--- begin ---
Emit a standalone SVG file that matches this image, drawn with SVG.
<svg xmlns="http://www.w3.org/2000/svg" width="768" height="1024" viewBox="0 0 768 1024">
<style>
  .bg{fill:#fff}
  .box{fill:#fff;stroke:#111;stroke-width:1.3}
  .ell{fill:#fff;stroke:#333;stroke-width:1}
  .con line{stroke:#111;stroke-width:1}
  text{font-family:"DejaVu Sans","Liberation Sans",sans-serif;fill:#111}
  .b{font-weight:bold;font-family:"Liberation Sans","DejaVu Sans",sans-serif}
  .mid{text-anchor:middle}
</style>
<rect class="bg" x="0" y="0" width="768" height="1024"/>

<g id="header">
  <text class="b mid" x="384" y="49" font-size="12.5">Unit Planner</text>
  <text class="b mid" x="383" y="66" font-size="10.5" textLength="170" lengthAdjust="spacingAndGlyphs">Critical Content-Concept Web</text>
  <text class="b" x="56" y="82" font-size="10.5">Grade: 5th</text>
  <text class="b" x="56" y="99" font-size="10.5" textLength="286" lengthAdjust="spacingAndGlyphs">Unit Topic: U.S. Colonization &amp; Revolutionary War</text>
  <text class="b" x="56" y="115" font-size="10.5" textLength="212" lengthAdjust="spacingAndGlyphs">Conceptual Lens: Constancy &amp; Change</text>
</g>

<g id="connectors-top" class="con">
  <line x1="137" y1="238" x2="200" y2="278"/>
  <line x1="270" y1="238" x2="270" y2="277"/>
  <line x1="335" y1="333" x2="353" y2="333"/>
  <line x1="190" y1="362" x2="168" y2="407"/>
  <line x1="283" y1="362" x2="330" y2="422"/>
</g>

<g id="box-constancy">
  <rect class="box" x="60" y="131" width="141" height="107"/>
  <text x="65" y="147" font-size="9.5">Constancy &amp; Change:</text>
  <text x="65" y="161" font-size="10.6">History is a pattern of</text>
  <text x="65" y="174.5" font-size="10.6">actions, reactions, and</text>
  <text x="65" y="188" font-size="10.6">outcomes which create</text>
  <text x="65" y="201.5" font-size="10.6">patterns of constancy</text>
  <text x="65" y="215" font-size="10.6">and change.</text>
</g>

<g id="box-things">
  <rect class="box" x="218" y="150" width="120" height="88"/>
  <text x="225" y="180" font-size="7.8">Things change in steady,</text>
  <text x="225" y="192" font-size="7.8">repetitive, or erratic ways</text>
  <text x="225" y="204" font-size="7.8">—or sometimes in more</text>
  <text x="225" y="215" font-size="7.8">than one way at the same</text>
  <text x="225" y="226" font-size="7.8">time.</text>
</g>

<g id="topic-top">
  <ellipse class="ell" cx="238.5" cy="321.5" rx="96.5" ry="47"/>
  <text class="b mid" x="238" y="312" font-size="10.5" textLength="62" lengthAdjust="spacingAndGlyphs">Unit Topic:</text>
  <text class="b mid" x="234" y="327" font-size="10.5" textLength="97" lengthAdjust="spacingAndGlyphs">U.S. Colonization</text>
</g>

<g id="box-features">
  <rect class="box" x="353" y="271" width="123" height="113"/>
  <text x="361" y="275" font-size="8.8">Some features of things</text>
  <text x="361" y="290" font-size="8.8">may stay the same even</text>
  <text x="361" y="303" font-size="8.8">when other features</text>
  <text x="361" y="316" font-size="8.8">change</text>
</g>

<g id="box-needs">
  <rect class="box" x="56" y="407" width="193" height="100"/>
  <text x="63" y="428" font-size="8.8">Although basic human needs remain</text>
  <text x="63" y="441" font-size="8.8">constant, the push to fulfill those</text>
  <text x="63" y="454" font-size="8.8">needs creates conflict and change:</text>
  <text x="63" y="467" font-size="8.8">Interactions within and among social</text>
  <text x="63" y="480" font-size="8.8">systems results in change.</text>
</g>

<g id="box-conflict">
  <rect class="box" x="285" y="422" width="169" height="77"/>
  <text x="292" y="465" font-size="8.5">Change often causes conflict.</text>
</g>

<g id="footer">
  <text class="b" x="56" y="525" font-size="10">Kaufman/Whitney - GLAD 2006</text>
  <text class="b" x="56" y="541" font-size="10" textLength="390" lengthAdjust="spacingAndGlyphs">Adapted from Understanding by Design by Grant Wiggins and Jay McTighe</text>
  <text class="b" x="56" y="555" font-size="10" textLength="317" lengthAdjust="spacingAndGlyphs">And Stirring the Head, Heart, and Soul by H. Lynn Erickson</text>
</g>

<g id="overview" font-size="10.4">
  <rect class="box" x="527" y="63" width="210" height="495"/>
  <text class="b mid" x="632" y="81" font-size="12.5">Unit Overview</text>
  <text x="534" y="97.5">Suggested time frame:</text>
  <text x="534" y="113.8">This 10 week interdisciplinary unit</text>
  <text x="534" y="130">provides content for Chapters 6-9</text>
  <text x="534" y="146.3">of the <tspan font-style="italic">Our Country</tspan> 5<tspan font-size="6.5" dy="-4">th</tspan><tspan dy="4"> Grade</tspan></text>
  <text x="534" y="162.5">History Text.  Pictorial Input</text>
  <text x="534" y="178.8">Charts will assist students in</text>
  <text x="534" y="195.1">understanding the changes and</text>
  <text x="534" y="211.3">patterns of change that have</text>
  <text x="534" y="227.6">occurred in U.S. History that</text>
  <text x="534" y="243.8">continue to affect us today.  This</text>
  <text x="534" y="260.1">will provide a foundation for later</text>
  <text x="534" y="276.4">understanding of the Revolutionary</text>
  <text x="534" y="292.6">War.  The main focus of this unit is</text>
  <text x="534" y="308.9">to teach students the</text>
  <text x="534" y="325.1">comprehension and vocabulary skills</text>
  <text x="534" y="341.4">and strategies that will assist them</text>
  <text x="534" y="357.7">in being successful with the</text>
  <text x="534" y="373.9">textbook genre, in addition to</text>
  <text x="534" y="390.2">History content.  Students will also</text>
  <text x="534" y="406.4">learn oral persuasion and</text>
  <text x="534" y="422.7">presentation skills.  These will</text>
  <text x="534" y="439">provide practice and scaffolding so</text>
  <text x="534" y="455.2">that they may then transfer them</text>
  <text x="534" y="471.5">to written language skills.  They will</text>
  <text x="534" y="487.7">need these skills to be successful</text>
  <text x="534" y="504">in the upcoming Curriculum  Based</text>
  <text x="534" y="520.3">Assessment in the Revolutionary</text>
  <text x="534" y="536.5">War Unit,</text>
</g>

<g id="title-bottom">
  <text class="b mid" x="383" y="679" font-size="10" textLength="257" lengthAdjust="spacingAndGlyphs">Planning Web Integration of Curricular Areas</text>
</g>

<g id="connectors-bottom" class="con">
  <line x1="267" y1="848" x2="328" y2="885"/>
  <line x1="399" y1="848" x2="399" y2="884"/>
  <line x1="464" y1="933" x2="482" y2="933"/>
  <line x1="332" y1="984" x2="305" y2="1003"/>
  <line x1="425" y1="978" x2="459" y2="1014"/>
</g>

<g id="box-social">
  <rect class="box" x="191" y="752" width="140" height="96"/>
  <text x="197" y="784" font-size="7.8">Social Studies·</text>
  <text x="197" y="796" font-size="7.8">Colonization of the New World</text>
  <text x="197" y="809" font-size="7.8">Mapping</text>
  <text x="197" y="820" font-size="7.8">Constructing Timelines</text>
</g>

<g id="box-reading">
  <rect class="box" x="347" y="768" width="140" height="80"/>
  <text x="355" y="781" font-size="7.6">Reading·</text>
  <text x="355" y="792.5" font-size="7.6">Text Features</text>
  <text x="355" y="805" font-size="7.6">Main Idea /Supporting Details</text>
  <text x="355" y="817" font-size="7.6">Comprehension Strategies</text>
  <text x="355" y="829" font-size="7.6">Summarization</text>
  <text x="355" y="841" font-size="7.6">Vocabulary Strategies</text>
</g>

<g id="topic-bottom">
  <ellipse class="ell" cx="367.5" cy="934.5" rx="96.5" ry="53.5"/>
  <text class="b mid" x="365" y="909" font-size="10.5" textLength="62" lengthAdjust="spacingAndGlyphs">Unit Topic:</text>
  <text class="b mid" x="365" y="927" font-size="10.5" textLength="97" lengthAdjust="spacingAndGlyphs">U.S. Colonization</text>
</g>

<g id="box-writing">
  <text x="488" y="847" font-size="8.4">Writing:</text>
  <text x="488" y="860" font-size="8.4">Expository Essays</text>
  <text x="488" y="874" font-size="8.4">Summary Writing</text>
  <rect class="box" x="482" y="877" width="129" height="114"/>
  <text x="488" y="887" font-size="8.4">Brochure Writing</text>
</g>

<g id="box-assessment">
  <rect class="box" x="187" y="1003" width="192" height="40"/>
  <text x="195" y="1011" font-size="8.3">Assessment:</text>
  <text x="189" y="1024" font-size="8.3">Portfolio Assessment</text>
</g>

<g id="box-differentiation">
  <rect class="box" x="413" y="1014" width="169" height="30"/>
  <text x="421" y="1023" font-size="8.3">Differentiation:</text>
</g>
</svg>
--- end ---
**Exercise instructions**
Return all lines containing the word "that".

**Exercise result**
Emit a standalone SVG file that matches this image, drawn with SVG.
  <text x="534" y="211.3">patterns of change that have</text>
  <text x="534" y="227.6">occurred in U.S. History that</text>
  <text x="534" y="341.4">and strategies that will assist them</text>
  <text x="534" y="455.2">that they may then transfer them</text>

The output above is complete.